This might be one of the worst Overwhelmingly Positive-reviewed games I've ever played. I'm sincerely concerned that the people giving this positive reviews have never played any good game remotely in the same genre, so they don't have a proper reference for what this should have been doing.
The one good thing about the game is that the music is pretty good. Whoo.
The actual gameplay? Atrocious. You start with one basic combo. It has no hitstun or knockback. Even the most basic mooks will interrupt your combo. In a game where this is your primary way of killing enemies, this is unforgivable. You are then expected to go through a prologue with only basic attacks and the ability to dodge-roll a fixed, aggravatingly long distance that more likely than not either puts you out of range of your combo or leaves you open to another attack.
It's also your first introduction to one of the game's most despicable design plays - it drip-feeds you basic functionality as you go, well after you needed it. Instead of feeling like a proper upgrade, it comes off as the game jerking you around with an underpowered, weakened moveset while expecting you to interact with everything as intended.
It rapidly becomes clear that the game fancies itself closer to Dark Souls than the 2D beat-em-ups that seemingly inspire this game - you are expected to parry and dodge roll around enemies while delivering your combos. This is a grievous mistake on two levels: first, Dark Souls and similar games rarely confront you with more than two or three enemies at once, and sufficiently powerful hits will put them into hitstun and make them easy to dispatch. This is not true for Anomaly Agent, which gleefully throws 3+ minions at you and expects you to juggle their desynced parry timings and roll about like a drunken monkey while your attacks do nothing to stem the tide. Second, soulslikes don't often make use of unparryable attacks in group fights - usually, they're the purview of big solo enemies or boss fights. Anomaly Agent, however, introduces the shotgun clone, which fires ranged, unparryable attacks.
Let me just start a new paragraph for the shotgun clone. This jerk is literally the single worst game design sin in the entire game, because he violates all of what the game expects you to do. Your attacks have no hitstun, so you can't stop him from attacking. The special moves you're given that DO stun, don't stun for very long. He's ranged, so he's not in the same cluster of enemies as the melee mooks you're fighting. His fire rate is about once a second, so you need to interrupt everything to roll about - but because of the range gap, this often means either rolling away from your targets or into new enemies that can hit you. His bullets have a big enough spread that you can't jump over them (not that there's much point in jumping, your air attacks are so bad that Little Mac is a better air fighter than you). Since they're unparryable, the most likely outcome is that you are trying to parry incoming melee attacks or some other ranged mook's bullets, and can't avoid getting hit by the shotgun blast. In short: the single worst enemy in pretty much all of video gaming, for all the wrong reasons, because the devs took the wrong lessons from Dark Souls.
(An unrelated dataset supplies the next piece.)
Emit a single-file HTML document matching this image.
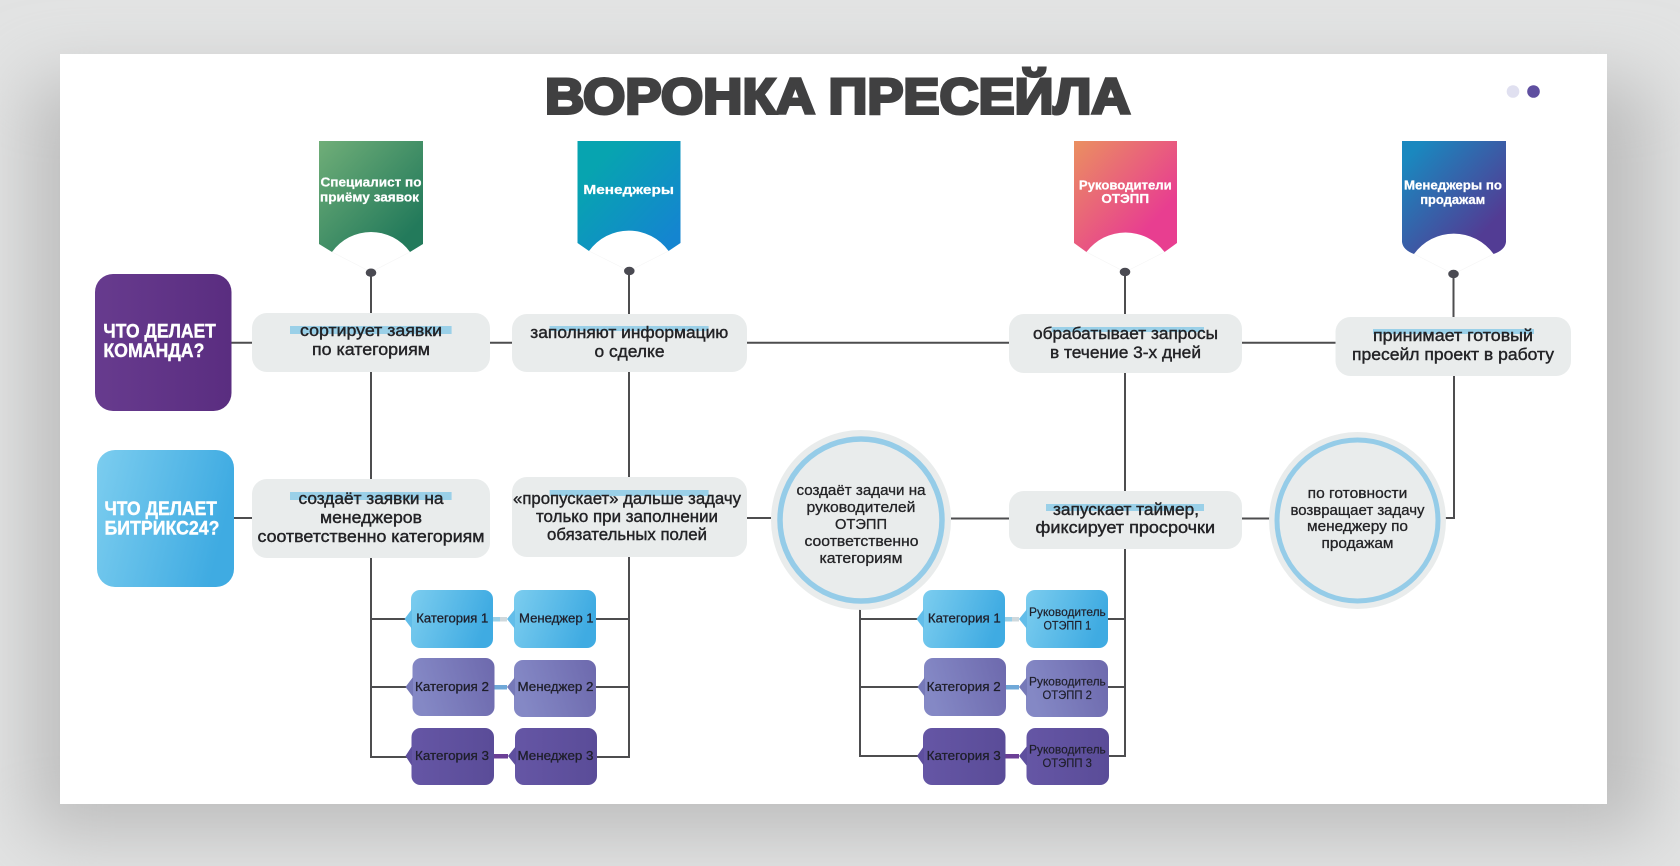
<!DOCTYPE html>
<html lang="ru"><head><meta charset="utf-8"><title>Воронка пресейла</title>
<style>
html,body{margin:0;padding:0;width:1680px;height:866px;overflow:hidden;background:#e2e3e3}
svg{display:block;position:absolute;left:0;top:0}
text{font-family:"Liberation Sans",sans-serif}
.b{font-size:16.5px;fill:#232326;text-anchor:middle;stroke:#232326;stroke-width:.4;}
.c{font-size:14.5px;fill:#232326;text-anchor:middle;stroke:#232326;stroke-width:.3}
.w{font-size:13px;font-weight:bold;fill:#fff;text-anchor:middle;stroke:#fff;stroke-width:.25}
.h{font-size:19px;font-weight:bold;fill:#fff;stroke:#fff;stroke-width:.4}
.s{font-size:13px;fill:#1f1f2b;stroke:#1f1f2b;stroke-width:.3;text-anchor:middle}
.r{font-size:12px;fill:#1f1f2b;stroke:#1f1f2b;stroke-width:.2;text-anchor:middle}
.t{font-size:50px;font-weight:bold;fill:#404041;stroke:#404041;stroke-width:3}
.l{stroke:#4d4d4f;stroke-width:2;fill:none}
.g{fill:#e9ecec}
.hl{fill:#9ad0e8}
</style></head><body>
<svg width="1680" height="866" viewBox="0 0 1680 866" xmlns="http://www.w3.org/2000/svg">
<defs>
<filter id="sh" x="-15%" y="-25%" width="130%" height="150%"><feGaussianBlur stdDeviation="35"/></filter>
<linearGradient id="gp" x1="0" x2="1" y1="0" y2="0"><stop offset="0" stop-color="#673b8e"/><stop offset="1" stop-color="#5a2d80"/></linearGradient>
<linearGradient id="r1" x1="0" x2="1" y1="0" y2=".25"><stop offset="0" stop-color="#7ccdef"/><stop offset="1" stop-color="#3fabe2"/></linearGradient>
<linearGradient id="r2" x1="0" x2="1" y1=".2" y2="0"><stop offset="0" stop-color="#8488c5"/><stop offset="1" stop-color="#6d69ad"/></linearGradient>
<linearGradient id="r3" x1="0" x2="1" y1="0" y2="0"><stop offset="0" stop-color="#6556a5"/><stop offset="1" stop-color="#5a4c98"/></linearGradient>
<linearGradient id="b1" x1="0" y1="0" x2="1" y2="1"><stop offset="0" stop-color="#70ae78"/><stop offset=".85" stop-color="#237a5b"/></linearGradient>
<linearGradient id="b2" x1="0" y1="0" x2="1" y2="1"><stop offset=".2" stop-color="#07a4b0"/><stop offset=".9" stop-color="#1485d0"/></linearGradient>
<linearGradient id="b3" x1="0" y1="0" x2="1" y2="1"><stop offset="0" stop-color="#ea9060"/><stop offset=".75" stop-color="#e83e90"/></linearGradient>
<linearGradient id="b4" x1="0" y1="0" x2="1" y2="1"><stop offset=".1" stop-color="#1a88bf"/><stop offset=".8" stop-color="#523c94"/></linearGradient>
</defs>
<rect x="30" y="80" width="1620" height="755" fill="#bdbdbd" filter="url(#sh)"/>
<rect x="60" y="54" width="1547" height="750" fill="#fff"/>

<text class="t" x="545" y="113.5" textLength="270" lengthAdjust="spacingAndGlyphs">ВОРОНКА</text>
<text class="t" x="828.5" y="113.5" textLength="302" lengthAdjust="spacingAndGlyphs">ПРЕСЕЙЛА</text>
<circle cx="1513" cy="91.5" r="6.3" fill="#e0e0f0"/><circle cx="1533.5" cy="91.5" r="6.3" fill="#5f4fa0"/>

<!-- lines -->
<g class="l">
<path d="M231 342.7H252M490 342.7H512M747 342.7H1009M1242 342.7H1336"/>
<path d="M234 518H252M747 518H771M951 518.5H1009M1242 518.5H1270M1445 518H1454V376"/>
<path d="M371 273V313M371 372V479M371 558V757H412M371 619H412M371 687H412"/>
<path d="M629 271V314M629 372V477M629 557V757H596M629 619H596M629 687H596"/>
<path d="M1125 272V314M1125 373V491M1125 549V756H1108M1125 619H1108M1125 687H1108"/>
<path d="M1453.5 274V317"/>
<path d="M860 600V756H924M860 619H924M860 687H924"/>
</g>

<!-- banners -->
<path d="M319 141H423V244L410 252A48 48 0 0 0 332 252L319 244Z" fill="url(#b1)"/>
<path d="M577.5 141H680.5V243L668.6 251A49 49 0 0 0 589 251L577.5 243Z" fill="url(#b2)"/>
<path d="M1074 141H1177V243L1164.6 252A49 49 0 0 0 1086.4 252L1074 243Z" fill="url(#b3)"/>
<path d="M1402 141H1506V242Q1505 250 1493.6 254A49 49 0 0 0 1414 254Q1403 250 1402 242Z" fill="url(#b4)"/>
<path d="M332 252L371 272L410 252M589 251L629 271L668.6 251M1086.4 252L1125 272L1164.6 252M1414 254L1453.5 274L1493.6 254" fill="none" stroke="#f5f5f5" stroke-width=".6"/>
<g fill="#4a4a52"><ellipse cx="371" cy="272.7" rx="5.3" ry="4.2"/><ellipse cx="629.3" cy="271" rx="5.3" ry="4.2"/><ellipse cx="1125" cy="272" rx="5.3" ry="4.2"/><ellipse cx="1453.5" cy="274" rx="5.3" ry="4.2"/></g>
<text class="w" x="371" y="186.5" textLength="101" lengthAdjust="spacingAndGlyphs">Специалист по</text>
<text class="w" x="369.5" y="201.7" textLength="99" lengthAdjust="spacingAndGlyphs">приёму заявок</text>
<text class="w" x="628.7" y="194" textLength="90.5" lengthAdjust="spacingAndGlyphs">Менеджеры</text>
<text class="w" x="1125.3" y="189.3" textLength="92.7" lengthAdjust="spacingAndGlyphs">Руководители</text>
<text class="w" x="1125.2" y="203" textLength="47.7" lengthAdjust="spacingAndGlyphs">ОТЭПП</text>
<text class="w" x="1453" y="189.5" textLength="98" lengthAdjust="spacingAndGlyphs">Менеджеры по</text>
<text class="w" x="1452.7" y="204" textLength="65" lengthAdjust="spacingAndGlyphs">продажам</text>

<!-- side boxes -->
<rect x="95" y="274" width="136.5" height="137" rx="18" fill="url(#gp)"/>
<rect x="97" y="450" width="137" height="137" rx="18" fill="url(#r1)"/>
<text class="h" x="103.4" y="337.7" textLength="112.5" lengthAdjust="spacingAndGlyphs">ЧТО ДЕЛАЕТ</text>
<text class="h" x="103.4" y="357" textLength="101" lengthAdjust="spacingAndGlyphs">КОМАНДА?</text>
<text class="h" x="104.5" y="515" textLength="112.5" lengthAdjust="spacingAndGlyphs">ЧТО ДЕЛАЕТ</text>
<text class="h" x="104.5" y="534.7" textLength="115" lengthAdjust="spacingAndGlyphs">БИТРИКС24?</text>

<!-- grey boxes -->
<rect class="g" x="252" y="313" width="238" height="59" rx="15"/>
<rect class="g" x="512" y="314" width="235" height="58" rx="15"/>
<rect class="g" x="1009" y="314" width="233" height="59" rx="15"/>
<rect class="g" x="1335.5" y="317" width="235.5" height="59" rx="15"/>
<rect class="g" x="252" y="479" width="238" height="79" rx="15"/>
<rect class="g" x="512" y="477" width="235" height="80" rx="15"/>
<rect class="g" x="1009" y="491" width="233" height="58" rx="15"/>
<!-- highlights -->
<rect class="hl" x="290" y="326" width="161.6" height="8"/>
<rect class="hl" x="549.6" y="326" width="159" height="5"/>
<rect class="hl" x="1051.6" y="327" width="152.4" height="5"/>
<rect class="hl" x="1373" y="329" width="161" height="5"/>
<rect class="hl" x="290" y="492" width="161.6" height="8"/>
<rect class="hl" x="549.6" y="490" width="159" height="6"/>
<rect class="hl" x="1046" y="504" width="158" height="7"/>

<text class="b" x="371" y="336" textLength="142" lengthAdjust="spacingAndGlyphs">сортирует заявки</text>
<text class="b" x="371" y="355" textLength="118" lengthAdjust="spacingAndGlyphs">по категориям</text>
<text class="b" x="629.3" y="338" textLength="198" lengthAdjust="spacingAndGlyphs">заполняют информацию</text>
<text class="b" x="629.5" y="357" textLength="70" lengthAdjust="spacingAndGlyphs">о сделке</text>
<text class="b" x="1125.5" y="339" textLength="185" lengthAdjust="spacingAndGlyphs">обрабатывает запросы</text>
<text class="b" x="1125.5" y="358" textLength="151" lengthAdjust="spacingAndGlyphs">в течение 3-х дней</text>
<text class="b" x="1453" y="341" textLength="160" lengthAdjust="spacingAndGlyphs">принимает готовый</text>
<text class="b" x="1453" y="360" textLength="202" lengthAdjust="spacingAndGlyphs">пресейл проект в работу</text>
<text class="b" x="371" y="504" textLength="145" lengthAdjust="spacingAndGlyphs">создаёт заявки на</text>
<text class="b" x="371" y="523" textLength="102" lengthAdjust="spacingAndGlyphs">менеджеров</text>
<text class="b" x="371" y="542" textLength="227" lengthAdjust="spacingAndGlyphs">соответственно категориям</text>
<text class="b" x="627" y="504" textLength="228" lengthAdjust="spacingAndGlyphs">«пропускает» дальше задачу</text>
<text class="b" x="627" y="522" textLength="182" lengthAdjust="spacingAndGlyphs">только при заполнении</text>
<text class="b" x="627" y="540" textLength="160" lengthAdjust="spacingAndGlyphs">обязательных полей</text>
<text class="b" x="1126" y="515" textLength="146" lengthAdjust="spacingAndGlyphs">запускает таймер,</text>
<text class="b" x="1125.3" y="533" textLength="179.5" lengthAdjust="spacingAndGlyphs">фиксирует просрочки</text>

<!-- circles -->
<circle cx="861" cy="520" r="90" class="g"/>
<circle cx="861" cy="520" r="81" fill="none" stroke="#95cce8" stroke-width="5.5"/>
<circle cx="1357.5" cy="520.5" r="88.5" class="g"/>
<circle cx="1357.5" cy="520.5" r="80.5" fill="none" stroke="#95cce8" stroke-width="5"/>
<text class="c" x="861" y="495" textLength="129" lengthAdjust="spacingAndGlyphs">создаёт задачи на</text>
<text class="c" x="861" y="512" textLength="109" lengthAdjust="spacingAndGlyphs">руководителей</text>
<text class="c" x="861" y="529" textLength="52" lengthAdjust="spacingAndGlyphs">ОТЭПП</text>
<text class="c" x="861.5" y="546" textLength="114" lengthAdjust="spacingAndGlyphs">соответственно</text>
<text class="c" x="861" y="563" textLength="83" lengthAdjust="spacingAndGlyphs">категориям</text>
<text class="c" x="1357.5" y="498" textLength="99.6" lengthAdjust="spacingAndGlyphs">по готовности</text>
<text class="c" x="1357.5" y="515" textLength="134" lengthAdjust="spacingAndGlyphs">возвращает задачу</text>
<text class="c" x="1357.5" y="531" textLength="101" lengthAdjust="spacingAndGlyphs">менеджеру по</text>
<text class="c" x="1357.5" y="548" textLength="72" lengthAdjust="spacingAndGlyphs">продажам</text>

<!-- small boxes -->
<path d="M493 617h7v4.5h-7z" fill="#9ad0e8"/><path d="M500 617h7v4.5h-7z" fill="#cfd8dc"/>
<rect x="494" y="685" width="13" height="4.5" fill="#6fa8d8"/>
<rect x="494" y="754" width="14" height="4.5" fill="#6b3f96"/>
<path d="M1005 617h7v4.5h-7z" fill="#9ad0e8"/><path d="M1012 617h7v4.5h-7z" fill="#cfd8dc"/>
<rect x="1006" y="685" width="13" height="4.5" fill="#6fa8d8"/>
<rect x="1005" y="754" width="14" height="4.5" fill="#6b3f96"/>

<g fill="url(#r1)">
<rect x="411" y="590" width="82" height="58" rx="9"/><path d="M412 609L404.5 619L412 629Z" fill="#62bde9"/>
<rect x="514" y="590" width="82" height="58" rx="9"/><path d="M515 609L507 619L515 629Z" fill="#62bde9"/>
<rect x="923" y="590" width="82" height="58" rx="9"/><path d="M924 609L916.5 619L924 629Z" fill="#62bde9"/>
<rect x="1026" y="590" width="82" height="58" rx="9"/><path d="M1027 609L1019 619L1027 629Z" fill="#62bde9"/>
</g>
<g fill="url(#r2)">
<rect x="412.5" y="658" width="82" height="58" rx="9"/><path d="M413 677L405.5 687L413 697Z" fill="#7679b8"/>
<rect x="514" y="660" width="82" height="57" rx="9"/><path d="M515 677L507 687L515 697Z" fill="#7679b8"/>
<rect x="924" y="658" width="82" height="58" rx="9"/><path d="M925 677L917.5 687L925 697Z" fill="#7679b8"/>
<rect x="1026" y="660" width="82" height="57" rx="9"/><path d="M1027 677L1019 687L1027 697Z" fill="#7679b8"/>
</g>
<g fill="url(#r3)">
<rect x="411.5" y="728" width="82.5" height="57" rx="9"/><path d="M412 746L405.5 756L412 766Z" fill="#5e4f9e"/>
<rect x="515" y="728" width="82" height="57" rx="9"/><path d="M516 746L508 756L516 766Z" fill="#5e4f9e"/>
<rect x="923" y="728" width="82.5" height="57" rx="9"/><path d="M924 746L917 756L924 766Z" fill="#5e4f9e"/>
<rect x="1026.5" y="728" width="82.5" height="57" rx="9"/><path d="M1027 746L1019 756L1027 766Z" fill="#5e4f9e"/>
</g>
<text class="s" x="452.3" y="622.3" textLength="72" lengthAdjust="spacingAndGlyphs">Категория 1</text>
<text class="s" x="556.3" y="622.3" textLength="74.6" lengthAdjust="spacingAndGlyphs">Менеджер 1</text>
<text class="s" x="452" y="691" textLength="74" lengthAdjust="spacingAndGlyphs">Категория 2</text>
<text class="s" x="555.5" y="691" textLength="76" lengthAdjust="spacingAndGlyphs">Менеджер 2</text>
<text class="s" x="452" y="760" textLength="74" lengthAdjust="spacingAndGlyphs">Категория 3</text>
<text class="s" x="555.5" y="760" textLength="76" lengthAdjust="spacingAndGlyphs">Менеджер 3</text>
<text class="s" x="964.3" y="622.3" textLength="72.8" lengthAdjust="spacingAndGlyphs">Категория 1</text>
<text class="s" x="963.7" y="691" textLength="74" lengthAdjust="spacingAndGlyphs">Категория 2</text>
<text class="s" x="963.7" y="760" textLength="74" lengthAdjust="spacingAndGlyphs">Категория 3</text>
<text class="r" x="1067.4" y="616" textLength="76.7" lengthAdjust="spacingAndGlyphs">Руководитель</text>
<text class="r" x="1067.3" y="629.7" textLength="47.7" lengthAdjust="spacingAndGlyphs">ОТЭПП 1</text>
<text class="r" x="1067.4" y="685.7" textLength="76.7" lengthAdjust="spacingAndGlyphs">Руководитель</text>
<text class="r" x="1067.2" y="699" textLength="49.3" lengthAdjust="spacingAndGlyphs">ОТЭПП 2</text>
<text class="r" x="1067.4" y="753.7" textLength="76.7" lengthAdjust="spacingAndGlyphs">Руководитель</text>
<text class="r" x="1067.2" y="767" textLength="49.3" lengthAdjust="spacingAndGlyphs">ОТЭПП 3</text>
</svg>
</body></html>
You're given upgrades you can buy. They're mostly forgettable. If this got tagged RPG because you can buy upgrades, a curse upon all who tagged it RPG. To wit: a not-insignificant number of upgrades revolve around poison damage. Poison damage ticks so slowly and for so little damage that they're easily the worst possible choice you could make. Why is this even an option?
Do not buy this game. If you're thinking about it, consider first if you've played either Shovel Knight or Guacamelee. Shovel Knight is a fantastic game that perfectly captures the retro feeling this game is clumsily trying to invoke, while Guacamelee shows you what you can do with weighty combos and makes you feel much better about dealing with groups of enemies (on top of being 4 player local co-op!). Both of these games would make you much happier than Anomaly Agent - I promise you.
P.S. Who's the jerk that thought the moving outdoor shipping container platforms should make this aggravating high-pitched screeching sound that's so unusual you swear it's coming from outside the game? You're a jerk.